The Secret Channels Driving the Timelines

The frantic pace of the current diplomacy is driven by an awareness that the window for a managed settlement is rapidly closing. Vice President JD Vance has quietly signaled to international interlocutors that the US will pursue this nuclear framework regardless of Israel's official stance, recognizing that a protracted war of attrition serves neither American economic interests nor long-term global stability.

On the other side of the table, Iranian Parliament Speaker Mohammad Bagher Qalibaf has clarified that Tehran’s engagement is strictly focused on securing baseline structural security and sanctions relief, completely ruling out any broader normalization of relations with the West.

This narrow convergence of immediate interests is what Trump believes he can capitalize on over a weekend of intense dealmaking. The White House wants an exit strategy from a costly regional deployment, while Iran desperately needs to resuscitate its choking domestic economy. But a diplomatic document signed under these conditions is a house built on sand. It relies entirely on the assumption that both sides can control their respective allies on the ground.

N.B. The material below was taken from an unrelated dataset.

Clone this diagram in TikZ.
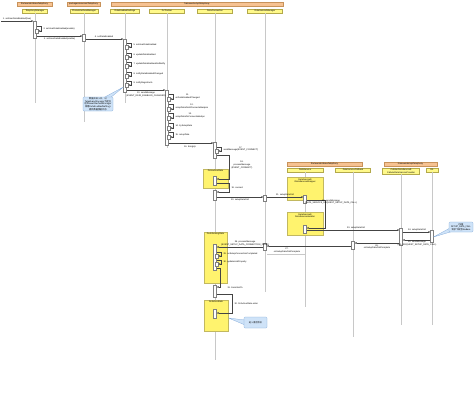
\documentclass[tikz,border=0pt]{standalone}
\usepackage{fontspec}
\setmainfont{Liberation Sans}
\newfontfamily\cjk{Noto Sans CJK SC}
\usetikzlibrary{arrows.meta}
\definecolor{hdrfill}{HTML}{F6C292}
\definecolor{hdrline}{HTML}{C8925A}
\definecolor{objfill}{HTML}{FFF98A}
\definecolor{objline}{HTML}{B3A94A}
\definecolor{frmfill}{HTML}{FFF36E}
\definecolor{frmline}{HTML}{C2B860}
\definecolor{notefill}{HTML}{CFE3F8}
\definecolor{noteline}{HTML}{7EA6D6}
\definecolor{lifecol}{HTML}{C8C8C8}
\definecolor{msgcol}{HTML}{444444}
\tikzset{
  tx/.style={font=\fontsize{2.2}{2.6}\selectfont, inner sep=0.3pt, align=center, text=black},
  hdr/.style={draw=hdrline, fill=hdrfill, line width=0.25pt, minimum height=4pt, inner sep=0pt, tx},
  obj/.style={draw=objline, fill=objfill, line width=0.25pt, minimum height=4pt, inner sep=0pt, tx},
  life/.style={draw=lifecol, line width=0.4pt},
  act/.style={draw=gray, fill=white, line width=0.25pt, minimum width=3pt, inner sep=0pt},
  msg/.style={draw=msgcol, line width=0.25pt, -{Latex[length=2pt,width=1.6pt]}},
  frm/.style={draw=frmline, fill=frmfill, line width=0.25pt, inner sep=0pt},
  note/.style={draw=noteline, fill=notefill, rounded corners=1pt, line width=0.25pt, tx,
    font=\fontsize{2.2}{2.6}\selectfont\cjk},
  tail/.style={draw=noteline, fill=notefill, line width=0.25pt, line join=round},
  lbl/.style={tx}
}
\newcommand\actbar[4]{\node[act, minimum height={#4-#3}] (#1) at (#2,{(#3+#4)/2}) {};}
\newcommand\selfcall[5]{%
  \node[act, minimum height=4pt] (#1) at (#2+1.5,#4) {};
  \draw[msg] (#2+1.5,#3) -- ++(5,0) |- (#1.east);
  \node[lbl, anchor=west] (#1l) at (#2+8,{(#3+#4)/2}) {#5};}
\begin{document}
\begin{tikzpicture}[x=1pt,y=-1pt]
\useasboundingbox (0,0) rectangle (474,410);
% package headers
\node[hdr, minimum width=35pt] (h1) at (34.5,4) {frameworks/base/telephony};
\node[hdr, minimum width=33pt] (h2) at (83.5,4) {packages/services/Telephony};
\node[hdr, minimum width=172pt] (h3) at (197,4) {frameworks/opt/telephony};
\node[hdr, minimum width=75pt] (h4) at (324.5,164) {frameworks/base/telephony};
\node[hdr, minimum width=53pt] (h5) at (410.5,164) {frameworks/opt/telephony};
% objects
\node[obj, minimum width=25pt] (tm) at (35,11) {TelephonyManager};
\node[obj, minimum width=28pt] (pim) at (84,11) {PhoneInterfaceManager};
\node[obj, minimum width=29pt] (des) at (125,11) {DataEnabledSettings};
\node[obj, minimum width=35pt] (dct) at (167,11) {DcTracker};
\node[obj, minimum width=35pt] (dc) at (215,11) {DataConnection};
\node[obj, minimum width=35pt] (dsm) at (265,11) {DataServiceManager};
\node[obj, minimum width=36pt] (ds) at (305,170) {DataService};
\node[obj, minimum width=35pt] (dsc) at (353,170) {DataServiceCallback};
\node[obj, minimum width=37pt, minimum height=6pt] (cds) at (401,171) {CellularDataService\$\\CellularDataServiceProvider};
\node[obj, minimum width=12pt] (ril) at (432,170) {RIL};
% lifelines
\coordinate (tmE) at (35,103);
\coordinate (pimE) at (84,122);
\coordinate (desE) at (125,103);
\coordinate (dctE) at (167,148);
\coordinate (dcE) at (215,360);
\coordinate (dsmE) at (265,292);
\coordinate (dsE) at (305,307);
\coordinate (dscE) at (353,337);
\coordinate (cdsE) at (401,325);
\coordinate (rilE) at (432,325);
\foreach \a/\b in {tm/tmE,pim/pimE,des/desE,dct/dctE,dc/dcE,dsm/dsmE,ds/dsE,dsc/dscE,cds/cdsE,ril/rilE}
  \draw[life] (\a.south) -- (\b);
\coordinate (xa) at (267,254);
\coordinate (xb) at (305,254);
\draw[life] (xa) -- (xb);
% frames
\node[frm, minimum width=25pt, minimum height=19pt] (fInact) at (215.5,178.5) {};
\node[lbl, anchor=north] (fInactT) at ([yshift=-0.5pt]fInact.north) {DcInactiveState};
\node[frm, minimum width=23pt, minimum height=51pt] (fActing) at (215.5,257.5) {};
\node[lbl, anchor=north] (fActingT) at ([yshift=-0.5pt]fActing.north) {DcActivatingState};
\node[frm, minimum width=24pt, minimum height=31pt] (fActive) at (216,315.5) {};
\node[lbl, anchor=north] (fActiveT) at ([yshift=-0.5pt]fActive.north) {DcActiveState};
\node[frm, minimum width=36pt, minimum height=23pt] (fDS1) at (305,188.5) {};
\node[lbl, anchor=north] (fDS1T) at ([yshift=-1pt]fDS1.north) {DataService\$\\IDataServiceWrapper};
\node[frm, minimum width=36pt, minimum height=23pt] (fDS2) at (305,223.5) {};
\node[lbl, anchor=north] (fDS2T) at ([yshift=-1pt]fDS2.north) {DataService\$\\DataServiceHandler};
% activations
\actbar{tmA}{35}{21}{38}
\actbar{pimA}{84}{34}{41}
\actbar{desA}{125}{39}{92}
\actbar{dctA}{167}{90}{145}
\actbar{dcA1}{215}{142}{158}
\actbar{dcA2}{215}{176}{185}
\actbar{dcA3}{215}{190}{200}
\actbar{dsmA1}{265}{195}{201}
\actbar{dsA1}{305}{195}{203}
\actbar{dsA2}{305}{225}{233}
\actbar{cdsA}{401}{228}{245}
\actbar{rilA}{432}{230}{242}
\actbar{dscA}{353}{241}{249}
\actbar{dsmA2}{265}{243}{250}
\actbar{dcA4}{215}{244}{270}
\actbar{dcA5}{215}{285}{297}
\actbar{dcA6}{215}{309}{318}
% messages
\coordinate (start) at (1,21);
\draw[msg] (start) -- (tmA.west |- 0,21);
\node[lbl, anchor=south] (l1) at (17,20.3) {1. setUserDataEnabled(true)};
\selfcall{s2}{35}{26}{31}{2. setUserDataEnabled(enable)}
\draw[msg] (tmA.east |- 0,36) -- (pimA.west |- 0,36);
\node[lbl, anchor=north] (l3) at (59.5,37) {3. setUserDataEnabled(enable)};
\draw[msg] (pimA.east |- 0,39) -- (desA.west |- 0,39);
\node[lbl, anchor=south] (l4) at (104,38.3) {4. setDataEnabled};
\selfcall{s5}{125}{43}{47}{5. setUserDataEnabled}
\selfcall{s6}{125}{53}{57}{6. updateDataEnabled}
\selfcall{s7}{125}{62}{66}{7. updateDataEnabledAndNotify}
\selfcall{s8}{125}{72}{76}{8. notifyDataEnabledChanged}
\selfcall{s9}{125}{81}{85}{9. notifyRegistrants}
\draw[msg] (desA.east |- 0,90) -- (dctA.west |- 0,90);
\node[lbl, anchor=north] (l10) at (146,91.5) {10. sendMessage\\(EVENT\_DATA\_ENABLED\_CHANGED)};
\selfcall{s11}{167}{94}{99}{11.\\onDataEnabledChanged}
\selfcall{s12}{167}{104}{109}{12.\\setupDataOnAllConnectableApns}
\selfcall{s13}{167}{113}{118}{13.\\setupDataOnConnectableApn}
\selfcall{s14}{167}{123}{128}{14. trySetupData}
\selfcall{s15}{167}{132}{137}{15. setupData}
\draw[msg] (dctA.east |- 0,143) -- (dcA1.west |- 0,143);
\node[lbl, anchor=north] (l16) at (190,145) {16. bringUp};
\selfcall{s17}{215}{147}{151}{17.\\sendMessage(EVENT\_CONNECT)}
\draw[msg] (dcA1.east |- 0,155) -- (229,155) |- (dcA2.east |- 0,179);
\node[lbl, anchor=west] (l18) at (231,165) {18.\\processMessage\\(EVENT\_CONNECT)};
\draw[msg] (dcA2.east |- 0,183) -- (229,183) |- (dcA3.east |- 0,192);
\node[lbl, anchor=west] (l19) at (231,188) {19. connect};
\draw[msg] (dcA3.east |- 0,197) -- (dsmA1.west |- 0,197);
\node[lbl, anchor=north] (l20) at (240,198.5) {20. setupDataCall};
\draw[msg] (dsmA1.east |- 0,197) -- (dsA1.west |- 0,197);
\node[lbl, anchor=south] (l21) at (285,196.3) {21. setupDataCall};
\draw[msg] (dsA1.east |- 0,200) -- (325,200) |- (dsA2.east |- 0,228);
\node[lbl, anchor=north] (l22) at (331,199) {22. sendMessage\\(DATA\_SERVICE\_REQUEST\_SETUP\_DATA\_CALL)};
\draw[msg] (dsA2.east |- 0,230) -- (cdsA.west |- 0,230);
\node[lbl, anchor=south] (l23) at (356,229.3) {23. setupDataCall};
\draw[msg] (cdsA.east |- 0,232) -- (rilA.west |- 0,232);
\node[lbl, anchor=south] (l24) at (417,231.3) {24. setupDataCall};
\draw[msg] (rilA.west |- 0,240) -- (cdsA.east |- 0,240);
\node[lbl, anchor=north] (l25) at (417,240.8) {25. sendMessage\\(RIL\_REQUEST\_SETUP\_DATA\_CALL)};
\draw[msg] (cdsA.west |- 0,243) -- (dscA.east |- 0,243);
\node[lbl, anchor=north] (l26) at (377,244.3) {26.\\onSetupDataCallComplete};
\draw[msg] (dscA.west |- 0,246) -- (dsmA2.east |- 0,246);
\node[lbl, anchor=north] (l27) at (287,247.5) {27.\\onSetupDataCallComplete};
\draw[msg] (dsmA2.west |- 0,247) -- (dcA4.east |- 0,247);
\node[lbl, anchor=south] (l28) at (245,246.3) {28. processMessage\\(EVENT\_SETUP\_DATA\_CONNECTION\_DONE)};
\selfcall{s29}{215}{252}{256}{29. onSetupConnectionCompleted}
\selfcall{s30}{215}{260}{264}{30. updateLinkProperty}
\draw[msg] (dcA4.east |- 0,268) -- (220,268) |- (dcA5.east |- 0,287);
\node[lbl, anchor=west] (l31) at (227,288) {31. transitionTo};
\draw[msg] (dcA5.east |- 0,294) -- (232,294) |- (dcA6.east |- 0,313);
\node[lbl, anchor=west] (l32) at (234,304) {32. DcActiveState.enter};
% notes
\coordinate (t1) at (123.5,87);
\filldraw[tail] (103,98) -- (t1) -- (110,98) -- cycle;
\node[note, minimum width=30pt, minimum height=14pt] (n1) at (98,104) {数据开关入口，以\\TelephonyManager为起点\\经PhoneInterfaceManager\\调用DataEnabledSettings\\更新数据使能状态};
\coordinate (t2) at (433.5,237);
\filldraw[tail] (450,228) -- (t2) -- (452,231.5) -- cycle;
\node[note, minimum width=24pt, minimum height=10pt] (n2) at (461,227) {PS域\\SETUP\_DATA\_CALL\\请求下发至Modem};
\coordinate (t3) at (228.5,318);
\filldraw[tail] (245,320) -- (t3) -- (245,325) -- cycle;
\node[note, minimum width=23pt, minimum height=11pt] (n3) at (255.5,322.5) {进入激活状态};
\end{tikzpicture}
\end{document}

The fundamental flaw in this top-down diplomatic approach is the belief that regional realities can be altered by sheer executive will. The direct exchange of fire between Israel and Iran this week proved that both actors possess the capability and the domestic incentive to bypass Washington's red lines whenever they deem it necessary. While Israel has temporarily paused its retaliatory strikes following a direct public demand from the White House, Netanyahu explicitly warned that any future fire from Tehran would be met with overwhelming, disproportionate force.

A piece of paper signed in Washington or Geneva will not change the structural realities of the Middle East. If the underlying security anxieties of Israel are brushed aside, and if Iran’s regional proxy network remains fully operational, any signed agreement will merely serve as a brief intermission before an even larger conflict. Washington can claim it calls all the shots, but the leaders dodging missiles on the ground will always retain the final veto.